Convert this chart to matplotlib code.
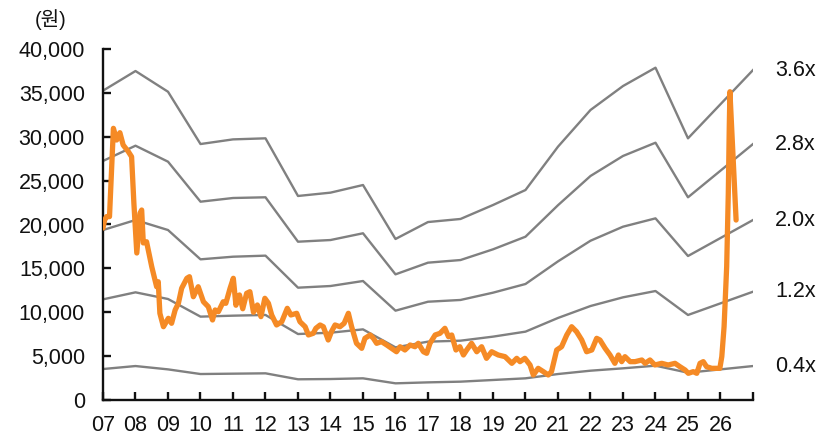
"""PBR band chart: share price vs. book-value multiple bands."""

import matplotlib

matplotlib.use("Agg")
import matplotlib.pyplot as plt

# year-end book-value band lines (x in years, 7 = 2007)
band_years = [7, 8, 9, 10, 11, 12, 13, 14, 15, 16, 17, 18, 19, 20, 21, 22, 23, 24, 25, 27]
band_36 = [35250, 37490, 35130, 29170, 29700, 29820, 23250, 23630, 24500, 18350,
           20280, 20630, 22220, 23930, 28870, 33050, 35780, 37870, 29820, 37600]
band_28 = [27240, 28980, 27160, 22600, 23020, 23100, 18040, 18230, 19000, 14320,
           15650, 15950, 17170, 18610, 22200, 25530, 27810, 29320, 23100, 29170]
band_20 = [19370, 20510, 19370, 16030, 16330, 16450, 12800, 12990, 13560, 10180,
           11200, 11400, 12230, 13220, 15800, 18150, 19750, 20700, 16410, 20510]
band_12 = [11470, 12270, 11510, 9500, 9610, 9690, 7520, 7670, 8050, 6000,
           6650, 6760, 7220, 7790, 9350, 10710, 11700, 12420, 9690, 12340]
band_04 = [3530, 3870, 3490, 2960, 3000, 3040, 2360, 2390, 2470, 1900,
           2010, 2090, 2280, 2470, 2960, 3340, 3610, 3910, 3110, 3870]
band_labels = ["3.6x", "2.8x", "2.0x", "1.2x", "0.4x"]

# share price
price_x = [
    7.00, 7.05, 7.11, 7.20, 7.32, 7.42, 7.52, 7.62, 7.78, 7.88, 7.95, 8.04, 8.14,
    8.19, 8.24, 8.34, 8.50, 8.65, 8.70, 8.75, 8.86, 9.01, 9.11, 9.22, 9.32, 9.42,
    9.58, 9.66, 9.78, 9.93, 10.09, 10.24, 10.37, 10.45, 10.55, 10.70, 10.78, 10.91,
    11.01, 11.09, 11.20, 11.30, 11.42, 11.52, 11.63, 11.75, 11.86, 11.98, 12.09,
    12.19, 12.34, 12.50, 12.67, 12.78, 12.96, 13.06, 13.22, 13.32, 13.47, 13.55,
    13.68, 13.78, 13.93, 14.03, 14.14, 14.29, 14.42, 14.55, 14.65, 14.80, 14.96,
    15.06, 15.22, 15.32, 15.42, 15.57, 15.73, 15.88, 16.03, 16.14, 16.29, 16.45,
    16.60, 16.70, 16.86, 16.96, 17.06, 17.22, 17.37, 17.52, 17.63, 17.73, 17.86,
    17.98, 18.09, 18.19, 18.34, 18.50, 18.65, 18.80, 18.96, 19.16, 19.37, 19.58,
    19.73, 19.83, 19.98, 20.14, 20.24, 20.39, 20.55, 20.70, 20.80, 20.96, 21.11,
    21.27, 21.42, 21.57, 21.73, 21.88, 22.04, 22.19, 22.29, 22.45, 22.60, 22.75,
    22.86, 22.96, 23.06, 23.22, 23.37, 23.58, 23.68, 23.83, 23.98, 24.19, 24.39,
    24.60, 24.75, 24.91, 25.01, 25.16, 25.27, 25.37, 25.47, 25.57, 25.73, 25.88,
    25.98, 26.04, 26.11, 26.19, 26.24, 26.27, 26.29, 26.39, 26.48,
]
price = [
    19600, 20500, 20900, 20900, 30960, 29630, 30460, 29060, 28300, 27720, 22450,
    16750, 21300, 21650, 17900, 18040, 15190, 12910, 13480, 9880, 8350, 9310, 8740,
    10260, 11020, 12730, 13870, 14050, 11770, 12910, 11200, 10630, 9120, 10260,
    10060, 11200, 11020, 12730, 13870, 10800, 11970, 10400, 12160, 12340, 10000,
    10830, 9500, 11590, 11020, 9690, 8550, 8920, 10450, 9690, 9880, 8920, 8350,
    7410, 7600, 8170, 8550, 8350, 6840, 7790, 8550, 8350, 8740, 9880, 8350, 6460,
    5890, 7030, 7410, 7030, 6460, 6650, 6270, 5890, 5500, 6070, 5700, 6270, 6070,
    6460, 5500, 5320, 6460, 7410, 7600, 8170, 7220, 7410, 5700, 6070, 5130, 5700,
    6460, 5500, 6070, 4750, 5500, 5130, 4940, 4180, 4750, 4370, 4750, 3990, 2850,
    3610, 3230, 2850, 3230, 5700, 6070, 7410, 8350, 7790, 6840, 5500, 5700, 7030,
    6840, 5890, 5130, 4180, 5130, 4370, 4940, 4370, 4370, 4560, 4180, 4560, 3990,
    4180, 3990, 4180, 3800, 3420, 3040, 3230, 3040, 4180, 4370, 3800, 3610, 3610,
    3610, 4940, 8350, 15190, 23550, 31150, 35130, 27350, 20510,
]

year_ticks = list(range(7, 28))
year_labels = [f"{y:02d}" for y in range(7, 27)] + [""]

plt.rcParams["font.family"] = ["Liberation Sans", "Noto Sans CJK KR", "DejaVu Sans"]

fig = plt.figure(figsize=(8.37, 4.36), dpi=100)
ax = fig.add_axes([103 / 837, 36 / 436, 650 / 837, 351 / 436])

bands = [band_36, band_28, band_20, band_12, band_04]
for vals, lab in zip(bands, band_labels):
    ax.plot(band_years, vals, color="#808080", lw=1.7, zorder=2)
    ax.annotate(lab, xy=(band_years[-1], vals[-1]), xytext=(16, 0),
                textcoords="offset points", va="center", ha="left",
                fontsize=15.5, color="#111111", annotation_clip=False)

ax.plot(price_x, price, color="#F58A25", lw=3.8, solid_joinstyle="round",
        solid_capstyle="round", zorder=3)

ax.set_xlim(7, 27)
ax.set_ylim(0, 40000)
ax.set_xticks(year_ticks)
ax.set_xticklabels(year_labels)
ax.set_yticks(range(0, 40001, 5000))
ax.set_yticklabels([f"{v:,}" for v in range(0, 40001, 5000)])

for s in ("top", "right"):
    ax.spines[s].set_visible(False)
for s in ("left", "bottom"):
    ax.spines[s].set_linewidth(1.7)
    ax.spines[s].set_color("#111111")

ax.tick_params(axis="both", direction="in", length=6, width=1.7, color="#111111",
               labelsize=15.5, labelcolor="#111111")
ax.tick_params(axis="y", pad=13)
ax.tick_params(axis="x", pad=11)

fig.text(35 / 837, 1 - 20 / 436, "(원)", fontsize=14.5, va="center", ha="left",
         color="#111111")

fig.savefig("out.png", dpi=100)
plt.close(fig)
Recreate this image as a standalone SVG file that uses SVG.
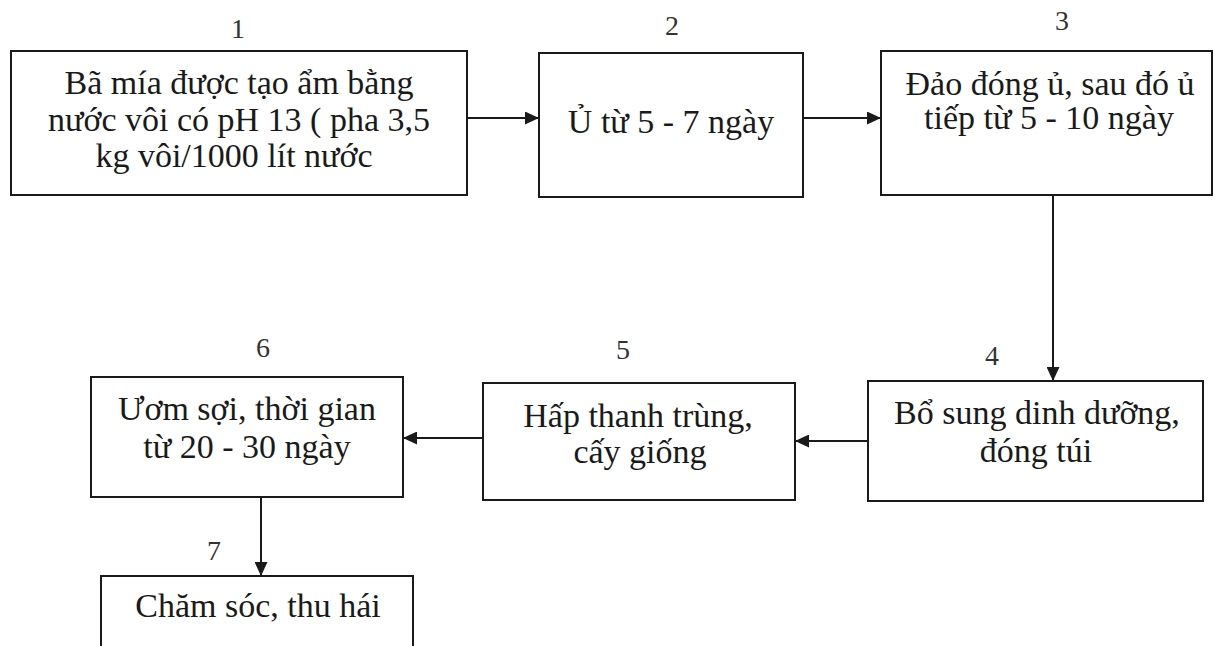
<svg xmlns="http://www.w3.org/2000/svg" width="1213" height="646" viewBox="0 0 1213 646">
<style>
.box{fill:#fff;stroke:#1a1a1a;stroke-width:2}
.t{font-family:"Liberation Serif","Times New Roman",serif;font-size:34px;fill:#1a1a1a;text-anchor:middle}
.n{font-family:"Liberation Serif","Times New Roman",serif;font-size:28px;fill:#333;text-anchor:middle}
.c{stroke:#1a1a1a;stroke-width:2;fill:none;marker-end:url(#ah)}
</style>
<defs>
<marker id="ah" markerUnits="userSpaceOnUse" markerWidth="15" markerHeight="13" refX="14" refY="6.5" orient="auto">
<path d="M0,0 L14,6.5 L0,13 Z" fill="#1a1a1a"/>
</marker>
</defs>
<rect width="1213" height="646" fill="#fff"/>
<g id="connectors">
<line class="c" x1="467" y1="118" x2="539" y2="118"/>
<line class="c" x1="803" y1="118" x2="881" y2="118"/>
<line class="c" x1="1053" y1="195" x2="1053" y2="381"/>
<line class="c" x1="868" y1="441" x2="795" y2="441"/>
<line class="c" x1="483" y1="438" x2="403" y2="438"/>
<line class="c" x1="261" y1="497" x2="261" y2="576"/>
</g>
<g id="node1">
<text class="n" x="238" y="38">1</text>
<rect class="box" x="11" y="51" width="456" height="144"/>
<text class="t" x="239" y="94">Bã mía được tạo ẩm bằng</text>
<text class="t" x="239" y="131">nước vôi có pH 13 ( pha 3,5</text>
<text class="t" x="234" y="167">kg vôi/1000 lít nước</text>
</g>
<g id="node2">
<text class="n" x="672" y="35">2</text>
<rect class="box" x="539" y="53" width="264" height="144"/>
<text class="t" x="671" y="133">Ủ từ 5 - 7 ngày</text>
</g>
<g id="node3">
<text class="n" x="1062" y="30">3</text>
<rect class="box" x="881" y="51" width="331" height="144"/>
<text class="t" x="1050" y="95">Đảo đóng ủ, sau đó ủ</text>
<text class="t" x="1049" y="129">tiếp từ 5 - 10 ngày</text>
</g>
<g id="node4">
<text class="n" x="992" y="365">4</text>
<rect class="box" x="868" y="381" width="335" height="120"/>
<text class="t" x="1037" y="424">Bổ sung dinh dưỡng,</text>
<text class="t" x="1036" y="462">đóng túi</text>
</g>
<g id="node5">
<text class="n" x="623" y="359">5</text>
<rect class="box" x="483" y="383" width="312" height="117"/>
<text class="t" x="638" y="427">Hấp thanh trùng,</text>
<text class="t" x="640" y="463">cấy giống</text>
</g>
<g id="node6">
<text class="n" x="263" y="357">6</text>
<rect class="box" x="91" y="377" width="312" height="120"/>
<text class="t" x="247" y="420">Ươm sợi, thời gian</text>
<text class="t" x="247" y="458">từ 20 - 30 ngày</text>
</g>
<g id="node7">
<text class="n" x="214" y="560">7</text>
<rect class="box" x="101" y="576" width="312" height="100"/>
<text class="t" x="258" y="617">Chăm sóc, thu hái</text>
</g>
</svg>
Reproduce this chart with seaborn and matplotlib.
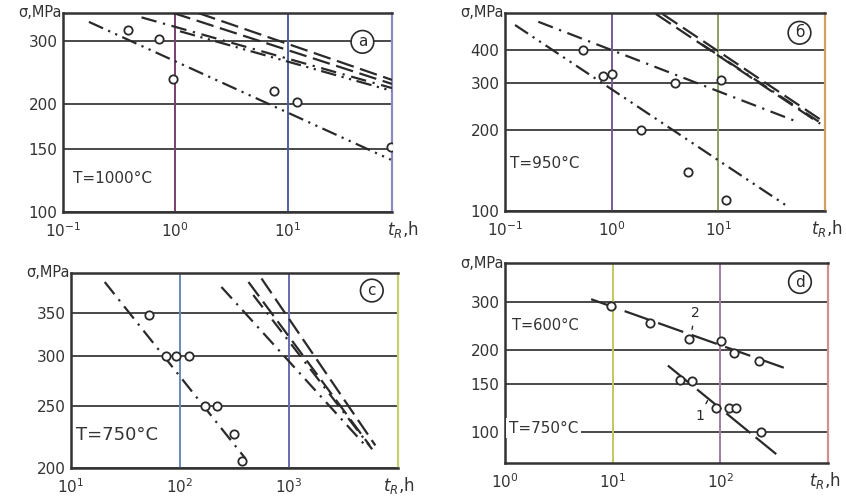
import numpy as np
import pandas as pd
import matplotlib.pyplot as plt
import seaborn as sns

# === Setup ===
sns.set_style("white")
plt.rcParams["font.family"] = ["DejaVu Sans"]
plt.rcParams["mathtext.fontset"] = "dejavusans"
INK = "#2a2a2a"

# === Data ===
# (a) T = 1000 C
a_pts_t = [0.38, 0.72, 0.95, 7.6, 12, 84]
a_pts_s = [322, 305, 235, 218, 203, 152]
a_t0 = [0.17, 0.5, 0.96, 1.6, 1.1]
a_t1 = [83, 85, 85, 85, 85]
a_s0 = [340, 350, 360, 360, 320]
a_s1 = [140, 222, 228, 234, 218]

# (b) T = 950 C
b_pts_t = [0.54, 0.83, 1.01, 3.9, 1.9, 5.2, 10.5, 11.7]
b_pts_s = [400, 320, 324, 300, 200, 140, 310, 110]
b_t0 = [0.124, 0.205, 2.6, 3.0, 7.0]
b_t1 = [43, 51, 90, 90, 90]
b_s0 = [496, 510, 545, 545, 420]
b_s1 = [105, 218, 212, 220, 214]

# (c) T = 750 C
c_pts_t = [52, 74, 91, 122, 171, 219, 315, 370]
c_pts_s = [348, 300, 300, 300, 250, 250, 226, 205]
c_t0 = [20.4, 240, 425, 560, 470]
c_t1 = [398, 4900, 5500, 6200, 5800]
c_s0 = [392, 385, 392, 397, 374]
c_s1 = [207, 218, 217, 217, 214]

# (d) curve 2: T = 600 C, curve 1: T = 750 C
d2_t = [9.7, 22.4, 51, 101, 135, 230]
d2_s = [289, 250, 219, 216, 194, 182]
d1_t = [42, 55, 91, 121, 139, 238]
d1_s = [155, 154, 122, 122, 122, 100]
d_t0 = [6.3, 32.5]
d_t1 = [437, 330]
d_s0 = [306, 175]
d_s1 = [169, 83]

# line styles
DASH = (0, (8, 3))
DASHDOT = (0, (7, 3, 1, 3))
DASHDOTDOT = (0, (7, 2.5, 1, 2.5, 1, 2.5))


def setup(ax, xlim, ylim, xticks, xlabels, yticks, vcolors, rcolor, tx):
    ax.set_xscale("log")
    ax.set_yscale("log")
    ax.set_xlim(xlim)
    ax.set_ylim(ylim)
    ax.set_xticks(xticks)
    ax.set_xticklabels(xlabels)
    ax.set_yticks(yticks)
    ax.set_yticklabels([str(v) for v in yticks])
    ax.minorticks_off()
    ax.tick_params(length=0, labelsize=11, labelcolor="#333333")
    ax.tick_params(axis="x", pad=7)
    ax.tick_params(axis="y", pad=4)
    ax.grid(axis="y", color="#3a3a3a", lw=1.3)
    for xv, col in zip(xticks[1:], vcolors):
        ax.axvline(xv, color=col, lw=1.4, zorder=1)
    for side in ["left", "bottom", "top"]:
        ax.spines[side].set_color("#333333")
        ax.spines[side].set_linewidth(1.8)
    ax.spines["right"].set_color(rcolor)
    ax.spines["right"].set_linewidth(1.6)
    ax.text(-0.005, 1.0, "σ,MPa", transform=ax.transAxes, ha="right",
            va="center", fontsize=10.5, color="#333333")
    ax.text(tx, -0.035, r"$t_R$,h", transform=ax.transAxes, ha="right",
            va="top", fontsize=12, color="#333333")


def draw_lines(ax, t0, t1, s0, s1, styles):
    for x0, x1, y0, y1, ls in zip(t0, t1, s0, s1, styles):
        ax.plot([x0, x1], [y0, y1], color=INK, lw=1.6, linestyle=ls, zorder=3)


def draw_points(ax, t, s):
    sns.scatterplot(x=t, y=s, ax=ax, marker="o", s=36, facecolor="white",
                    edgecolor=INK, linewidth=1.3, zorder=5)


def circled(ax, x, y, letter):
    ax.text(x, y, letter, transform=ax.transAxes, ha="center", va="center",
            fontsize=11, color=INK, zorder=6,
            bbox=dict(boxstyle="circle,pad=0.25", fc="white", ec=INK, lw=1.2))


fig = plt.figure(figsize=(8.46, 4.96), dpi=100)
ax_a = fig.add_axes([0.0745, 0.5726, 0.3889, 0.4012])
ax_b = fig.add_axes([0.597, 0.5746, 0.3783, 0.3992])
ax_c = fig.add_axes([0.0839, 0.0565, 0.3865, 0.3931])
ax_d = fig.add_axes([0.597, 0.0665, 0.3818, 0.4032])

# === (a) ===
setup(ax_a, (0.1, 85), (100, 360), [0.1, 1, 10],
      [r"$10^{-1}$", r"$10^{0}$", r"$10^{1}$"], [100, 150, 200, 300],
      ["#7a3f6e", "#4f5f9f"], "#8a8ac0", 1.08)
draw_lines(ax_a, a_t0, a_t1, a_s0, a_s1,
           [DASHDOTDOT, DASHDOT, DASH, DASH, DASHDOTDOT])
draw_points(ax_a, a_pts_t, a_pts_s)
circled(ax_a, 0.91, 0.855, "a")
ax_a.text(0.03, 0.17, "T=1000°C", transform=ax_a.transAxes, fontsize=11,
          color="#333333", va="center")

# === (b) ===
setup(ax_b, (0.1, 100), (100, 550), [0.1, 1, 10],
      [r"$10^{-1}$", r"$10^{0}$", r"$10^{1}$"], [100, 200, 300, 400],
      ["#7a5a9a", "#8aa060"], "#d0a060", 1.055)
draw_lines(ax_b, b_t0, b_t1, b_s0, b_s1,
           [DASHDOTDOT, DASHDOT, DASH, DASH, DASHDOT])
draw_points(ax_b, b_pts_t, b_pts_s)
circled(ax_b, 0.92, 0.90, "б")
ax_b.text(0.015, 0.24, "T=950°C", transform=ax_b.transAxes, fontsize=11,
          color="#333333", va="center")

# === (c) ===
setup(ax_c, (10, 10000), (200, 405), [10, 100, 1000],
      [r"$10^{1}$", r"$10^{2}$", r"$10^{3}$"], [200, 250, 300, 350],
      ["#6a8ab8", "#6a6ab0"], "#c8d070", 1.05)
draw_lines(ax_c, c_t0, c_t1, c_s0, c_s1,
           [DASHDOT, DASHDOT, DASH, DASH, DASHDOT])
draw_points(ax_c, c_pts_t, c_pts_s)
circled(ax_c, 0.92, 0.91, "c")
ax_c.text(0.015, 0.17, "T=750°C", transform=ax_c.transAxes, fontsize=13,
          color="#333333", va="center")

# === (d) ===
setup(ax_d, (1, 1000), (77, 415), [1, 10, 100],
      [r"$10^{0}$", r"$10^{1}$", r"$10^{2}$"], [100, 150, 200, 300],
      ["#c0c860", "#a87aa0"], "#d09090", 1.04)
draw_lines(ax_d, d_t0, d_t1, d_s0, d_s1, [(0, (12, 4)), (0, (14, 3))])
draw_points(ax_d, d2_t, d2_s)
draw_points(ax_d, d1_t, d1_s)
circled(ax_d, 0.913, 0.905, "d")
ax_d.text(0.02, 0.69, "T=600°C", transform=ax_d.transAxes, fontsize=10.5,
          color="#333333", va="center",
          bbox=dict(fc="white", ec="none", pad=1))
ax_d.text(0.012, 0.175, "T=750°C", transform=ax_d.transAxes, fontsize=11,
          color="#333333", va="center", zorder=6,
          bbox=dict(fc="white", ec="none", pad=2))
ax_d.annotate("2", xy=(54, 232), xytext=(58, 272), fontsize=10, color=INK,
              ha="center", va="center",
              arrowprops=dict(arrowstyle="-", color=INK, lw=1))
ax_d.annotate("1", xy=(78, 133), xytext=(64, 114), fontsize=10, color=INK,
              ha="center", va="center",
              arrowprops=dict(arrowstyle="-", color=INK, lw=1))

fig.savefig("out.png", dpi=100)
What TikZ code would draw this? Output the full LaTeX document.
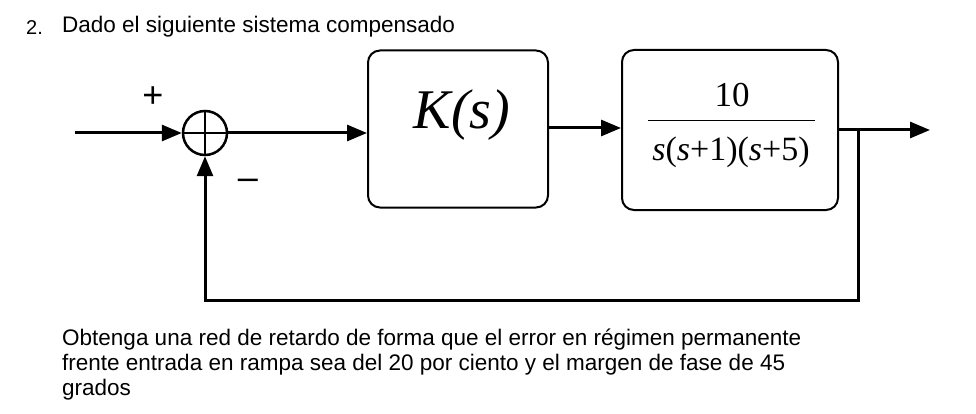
______________________________
- EXERCISE DIRECTIONS -
From the records above, pull out each line that has "this".

- WRITTEN REPLY -
Convert this chart to matplotlib code.
Recreate this image as a standalone SVG file that uses SVG.
Reproduce this chart with seaborn and matplotlib.
What TikZ code would draw this? Output the full LaTeX document.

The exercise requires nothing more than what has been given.